Exercise description: Every record must be transcribed in its entirety, apart from the images, which are to be omitted.

#### Listed records

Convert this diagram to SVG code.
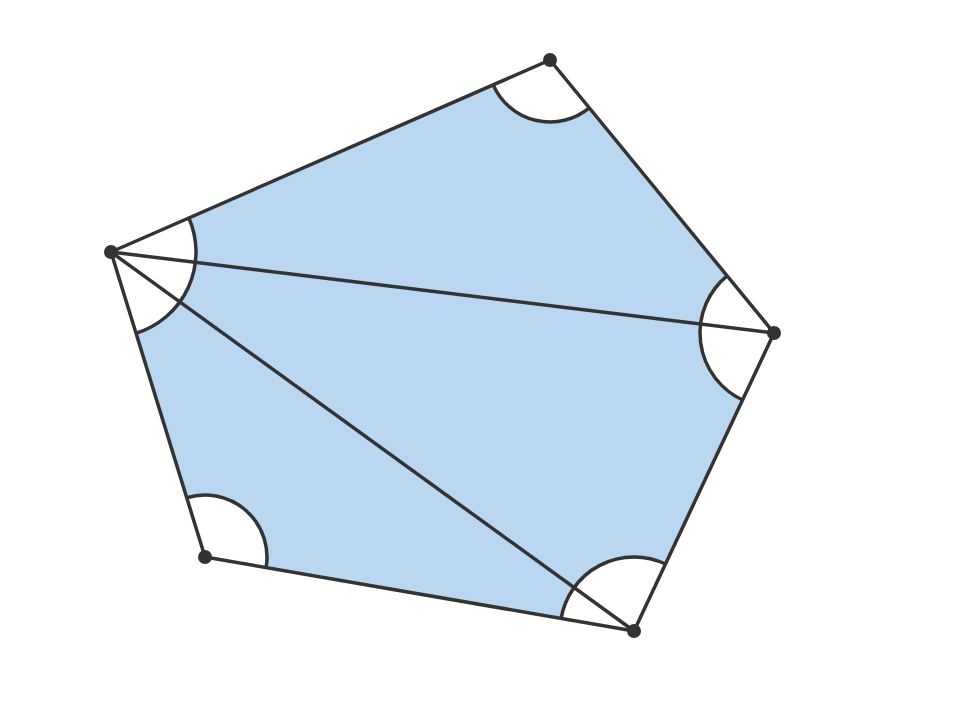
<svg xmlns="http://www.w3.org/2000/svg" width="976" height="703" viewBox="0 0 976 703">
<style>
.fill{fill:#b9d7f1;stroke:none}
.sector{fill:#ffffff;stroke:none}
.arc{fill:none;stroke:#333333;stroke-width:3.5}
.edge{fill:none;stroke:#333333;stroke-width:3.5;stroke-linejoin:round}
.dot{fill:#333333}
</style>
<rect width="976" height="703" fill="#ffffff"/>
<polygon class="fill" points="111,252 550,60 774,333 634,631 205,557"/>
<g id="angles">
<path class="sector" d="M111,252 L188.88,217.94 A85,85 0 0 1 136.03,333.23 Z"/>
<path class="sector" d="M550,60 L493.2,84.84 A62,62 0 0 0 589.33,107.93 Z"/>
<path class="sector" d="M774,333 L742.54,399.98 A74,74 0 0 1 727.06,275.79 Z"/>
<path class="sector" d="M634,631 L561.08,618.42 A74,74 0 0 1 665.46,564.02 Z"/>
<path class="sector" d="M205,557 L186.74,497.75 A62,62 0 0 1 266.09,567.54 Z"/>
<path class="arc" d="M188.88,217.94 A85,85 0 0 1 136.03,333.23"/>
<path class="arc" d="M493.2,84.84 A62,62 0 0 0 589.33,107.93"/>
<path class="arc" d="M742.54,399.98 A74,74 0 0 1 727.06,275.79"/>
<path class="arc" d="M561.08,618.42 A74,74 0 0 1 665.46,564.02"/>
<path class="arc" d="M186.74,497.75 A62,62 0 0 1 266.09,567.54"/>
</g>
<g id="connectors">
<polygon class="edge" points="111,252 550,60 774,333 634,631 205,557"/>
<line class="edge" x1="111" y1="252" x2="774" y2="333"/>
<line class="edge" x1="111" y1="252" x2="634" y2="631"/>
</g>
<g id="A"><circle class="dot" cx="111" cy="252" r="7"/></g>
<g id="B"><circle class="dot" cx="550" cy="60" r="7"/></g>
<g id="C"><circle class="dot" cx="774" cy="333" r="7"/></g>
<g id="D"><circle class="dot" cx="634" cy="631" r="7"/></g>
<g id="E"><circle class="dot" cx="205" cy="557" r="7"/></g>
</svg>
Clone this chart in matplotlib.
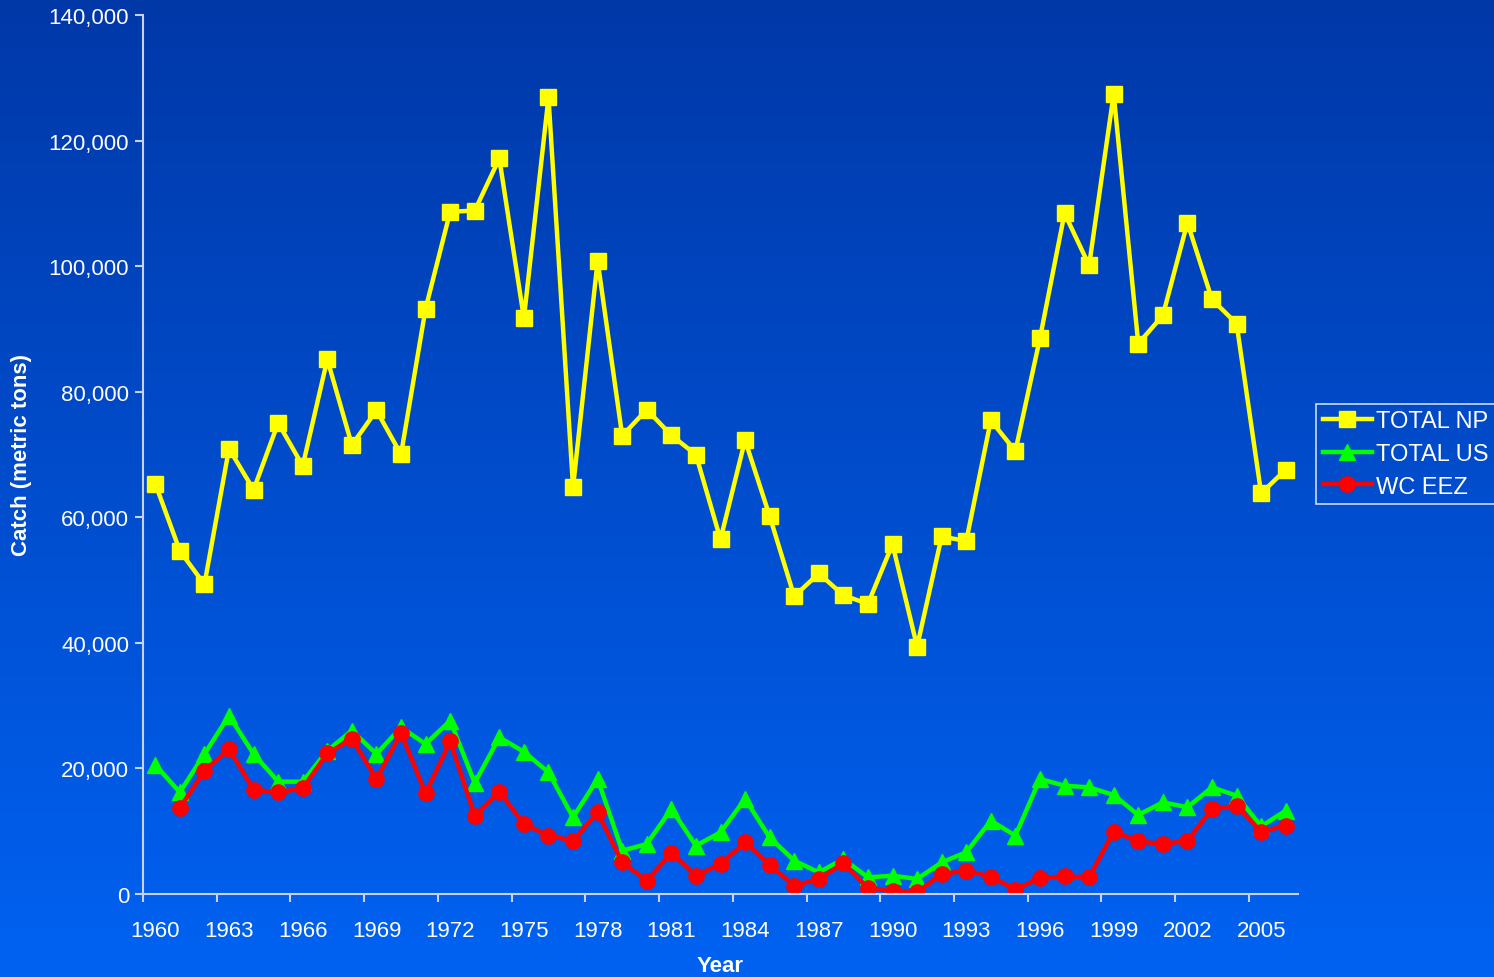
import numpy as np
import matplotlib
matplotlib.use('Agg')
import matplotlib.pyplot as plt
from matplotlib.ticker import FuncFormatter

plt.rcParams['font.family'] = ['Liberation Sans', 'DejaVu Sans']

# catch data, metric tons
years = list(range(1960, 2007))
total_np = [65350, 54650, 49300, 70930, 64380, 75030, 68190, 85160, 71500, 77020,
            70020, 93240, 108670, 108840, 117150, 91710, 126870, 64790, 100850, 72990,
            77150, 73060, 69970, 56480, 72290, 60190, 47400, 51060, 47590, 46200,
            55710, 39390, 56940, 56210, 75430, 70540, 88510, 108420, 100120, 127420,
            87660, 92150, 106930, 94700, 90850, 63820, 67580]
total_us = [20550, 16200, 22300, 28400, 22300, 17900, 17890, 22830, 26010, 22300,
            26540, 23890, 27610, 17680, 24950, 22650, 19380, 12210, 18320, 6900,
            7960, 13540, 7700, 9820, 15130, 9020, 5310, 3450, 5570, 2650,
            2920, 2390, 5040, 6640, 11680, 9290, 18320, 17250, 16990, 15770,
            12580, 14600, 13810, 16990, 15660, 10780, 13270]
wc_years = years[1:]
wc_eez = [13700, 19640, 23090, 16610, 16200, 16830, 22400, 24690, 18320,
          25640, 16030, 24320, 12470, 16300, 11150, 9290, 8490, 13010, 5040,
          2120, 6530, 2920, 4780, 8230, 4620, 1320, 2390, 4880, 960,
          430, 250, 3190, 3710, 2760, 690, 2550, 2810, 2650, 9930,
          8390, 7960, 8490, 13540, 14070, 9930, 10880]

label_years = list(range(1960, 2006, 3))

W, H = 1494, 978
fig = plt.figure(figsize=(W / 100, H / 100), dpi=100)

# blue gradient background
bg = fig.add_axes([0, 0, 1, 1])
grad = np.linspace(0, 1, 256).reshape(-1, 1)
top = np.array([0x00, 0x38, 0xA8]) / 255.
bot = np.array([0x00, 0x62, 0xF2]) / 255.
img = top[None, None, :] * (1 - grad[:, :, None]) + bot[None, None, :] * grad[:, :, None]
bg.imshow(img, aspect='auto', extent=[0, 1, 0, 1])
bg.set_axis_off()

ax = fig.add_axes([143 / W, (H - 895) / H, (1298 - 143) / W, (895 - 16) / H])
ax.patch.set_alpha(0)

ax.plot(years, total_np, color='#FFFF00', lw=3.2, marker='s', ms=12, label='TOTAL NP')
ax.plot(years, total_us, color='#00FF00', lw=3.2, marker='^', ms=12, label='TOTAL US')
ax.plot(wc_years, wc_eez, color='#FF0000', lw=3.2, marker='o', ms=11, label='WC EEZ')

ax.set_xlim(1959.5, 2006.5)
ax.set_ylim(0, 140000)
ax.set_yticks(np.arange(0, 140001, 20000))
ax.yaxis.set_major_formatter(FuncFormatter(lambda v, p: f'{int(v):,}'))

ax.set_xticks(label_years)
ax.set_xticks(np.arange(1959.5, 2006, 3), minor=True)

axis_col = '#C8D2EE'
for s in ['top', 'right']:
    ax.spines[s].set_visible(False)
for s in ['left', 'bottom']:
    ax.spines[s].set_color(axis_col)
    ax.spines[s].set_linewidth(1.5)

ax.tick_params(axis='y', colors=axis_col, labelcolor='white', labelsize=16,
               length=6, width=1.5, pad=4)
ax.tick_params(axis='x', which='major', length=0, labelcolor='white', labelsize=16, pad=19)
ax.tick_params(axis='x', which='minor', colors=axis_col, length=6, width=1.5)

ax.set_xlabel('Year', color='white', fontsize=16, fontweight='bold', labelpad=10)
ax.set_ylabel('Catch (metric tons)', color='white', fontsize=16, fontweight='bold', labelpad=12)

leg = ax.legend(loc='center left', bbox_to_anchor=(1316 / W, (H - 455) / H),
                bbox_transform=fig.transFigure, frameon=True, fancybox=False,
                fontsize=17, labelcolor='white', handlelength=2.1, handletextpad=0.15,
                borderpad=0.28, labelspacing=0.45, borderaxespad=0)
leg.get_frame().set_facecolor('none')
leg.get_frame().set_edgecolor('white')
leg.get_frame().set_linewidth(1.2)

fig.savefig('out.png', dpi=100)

########

Result of the task:
Convert this diagram to SVG code.
<svg xmlns="http://www.w3.org/2000/svg" width="976" height="703" viewBox="0 0 976 703">
<style>
.fill{fill:#b9d7f1;stroke:none}
.sector{fill:#ffffff;stroke:none}
.arc{fill:none;stroke:#333333;stroke-width:3.5}
.edge{fill:none;stroke:#333333;stroke-width:3.5;stroke-linejoin:round}
.dot{fill:#333333}
</style>
<rect width="976" height="703" fill="#ffffff"/>
<polygon class="fill" points="111,252 550,60 774,333 634,631 205,557"/>
<g id="angles">
<path class="sector" d="M111,252 L188.88,217.94 A85,85 0 0 1 136.03,333.23 Z"/>
<path class="sector" d="M550,60 L493.2,84.84 A62,62 0 0 0 589.33,107.93 Z"/>
<path class="sector" d="M774,333 L742.54,399.98 A74,74 0 0 1 727.06,275.79 Z"/>
<path class="sector" d="M634,631 L561.08,618.42 A74,74 0 0 1 665.46,564.02 Z"/>
<path class="sector" d="M205,557 L186.74,497.75 A62,62 0 0 1 266.09,567.54 Z"/>
<path class="arc" d="M188.88,217.94 A85,85 0 0 1 136.03,333.23"/>
<path class="arc" d="M493.2,84.84 A62,62 0 0 0 589.33,107.93"/>
<path class="arc" d="M742.54,399.98 A74,74 0 0 1 727.06,275.79"/>
<path class="arc" d="M561.08,618.42 A74,74 0 0 1 665.46,564.02"/>
<path class="arc" d="M186.74,497.75 A62,62 0 0 1 266.09,567.54"/>
</g>
<g id="connectors">
<polygon class="edge" points="111,252 550,60 774,333 634,631 205,557"/>
<line class="edge" x1="111" y1="252" x2="774" y2="333"/>
<line class="edge" x1="111" y1="252" x2="634" y2="631"/>
</g>
<g id="A"><circle class="dot" cx="111" cy="252" r="7"/></g>
<g id="B"><circle class="dot" cx="550" cy="60" r="7"/></g>
<g id="C"><circle class="dot" cx="774" cy="333" r="7"/></g>
<g id="D"><circle class="dot" cx="634" cy="631" r="7"/></g>
<g id="E"><circle class="dot" cx="205" cy="557" r="7"/></g>
</svg>
Clone this chart in matplotlib.
import numpy as np
import matplotlib
matplotlib.use('Agg')
import matplotlib.pyplot as plt
from matplotlib.ticker import FuncFormatter

plt.rcParams['font.family'] = ['Liberation Sans', 'DejaVu Sans']

# catch data, metric tons
years = list(range(1960, 2007))
total_np = [65350, 54650, 49300, 70930, 64380, 75030, 68190, 85160, 71500, 77020,
            70020, 93240, 108670, 108840, 117150, 91710, 126870, 64790, 100850, 72990,
            77150, 73060, 69970, 56480, 72290, 60190, 47400, 51060, 47590, 46200,
            55710, 39390, 56940, 56210, 75430, 70540, 88510, 108420, 100120, 127420,
            87660, 92150, 106930, 94700, 90850, 63820, 67580]
total_us = [20550, 16200, 22300, 28400, 22300, 17900, 17890, 22830, 26010, 22300,
            26540, 23890, 27610, 17680, 24950, 22650, 19380, 12210, 18320, 6900,
            7960, 13540, 7700, 9820, 15130, 9020, 5310, 3450, 5570, 2650,
            2920, 2390, 5040, 6640, 11680, 9290, 18320, 17250, 16990, 15770,
            12580, 14600, 13810, 16990, 15660, 10780, 13270]
wc_years = years[1:]
wc_eez = [13700, 19640, 23090, 16610, 16200, 16830, 22400, 24690, 18320,
          25640, 16030, 24320, 12470, 16300, 11150, 9290, 8490, 13010, 5040,
          2120, 6530, 2920, 4780, 8230, 4620, 1320, 2390, 4880, 960,
          430, 250, 3190, 3710, 2760, 690, 2550, 2810, 2650, 9930,
          8390, 7960, 8490, 13540, 14070, 9930, 10880]

label_years = list(range(1960, 2006, 3))

W, H = 1494, 978
fig = plt.figure(figsize=(W / 100, H / 100), dpi=100)

# blue gradient background
bg = fig.add_axes([0, 0, 1, 1])
grad = np.linspace(0, 1, 256).reshape(-1, 1)
top = np.array([0x00, 0x38, 0xA8]) / 255.
bot = np.array([0x00, 0x62, 0xF2]) / 255.
img = top[None, None, :] * (1 - grad[:, :, None]) + bot[None, None, :] * grad[:, :, None]
bg.imshow(img, aspect='auto', extent=[0, 1, 0, 1])
bg.set_axis_off()

ax = fig.add_axes([143 / W, (H - 895) / H, (1298 - 143) / W, (895 - 16) / H])
ax.patch.set_alpha(0)

ax.plot(years, total_np, color='#FFFF00', lw=3.2, marker='s', ms=12, label='TOTAL NP')
ax.plot(years, total_us, color='#00FF00', lw=3.2, marker='^', ms=12, label='TOTAL US')
ax.plot(wc_years, wc_eez, color='#FF0000', lw=3.2, marker='o', ms=11, label='WC EEZ')

ax.set_xlim(1959.5, 2006.5)
ax.set_ylim(0, 140000)
ax.set_yticks(np.arange(0, 140001, 20000))
ax.yaxis.set_major_formatter(FuncFormatter(lambda v, p: f'{int(v):,}'))

ax.set_xticks(label_years)
ax.set_xticks(np.arange(1959.5, 2006, 3), minor=True)

axis_col = '#C8D2EE'
for s in ['top', 'right']:
    ax.spines[s].set_visible(False)
for s in ['left', 'bottom']:
    ax.spines[s].set_color(axis_col)
    ax.spines[s].set_linewidth(1.5)

ax.tick_params(axis='y', colors=axis_col, labelcolor='white', labelsize=16,
               length=6, width=1.5, pad=4)
ax.tick_params(axis='x', which='major', length=0, labelcolor='white', labelsize=16, pad=19)
ax.tick_params(axis='x', which='minor', colors=axis_col, length=6, width=1.5)

ax.set_xlabel('Year', color='white', fontsize=16, fontweight='bold', labelpad=10)
ax.set_ylabel('Catch (metric tons)', color='white', fontsize=16, fontweight='bold', labelpad=12)

leg = ax.legend(loc='center left', bbox_to_anchor=(1316 / W, (H - 455) / H),
                bbox_transform=fig.transFigure, frameon=True, fancybox=False,
                fontsize=17, labelcolor='white', handlelength=2.1, handletextpad=0.15,
                borderpad=0.28, labelspacing=0.45, borderaxespad=0)
leg.get_frame().set_facecolor('none')
leg.get_frame().set_edgecolor('white')
leg.get_frame().set_linewidth(1.2)

fig.savefig('out.png', dpi=100)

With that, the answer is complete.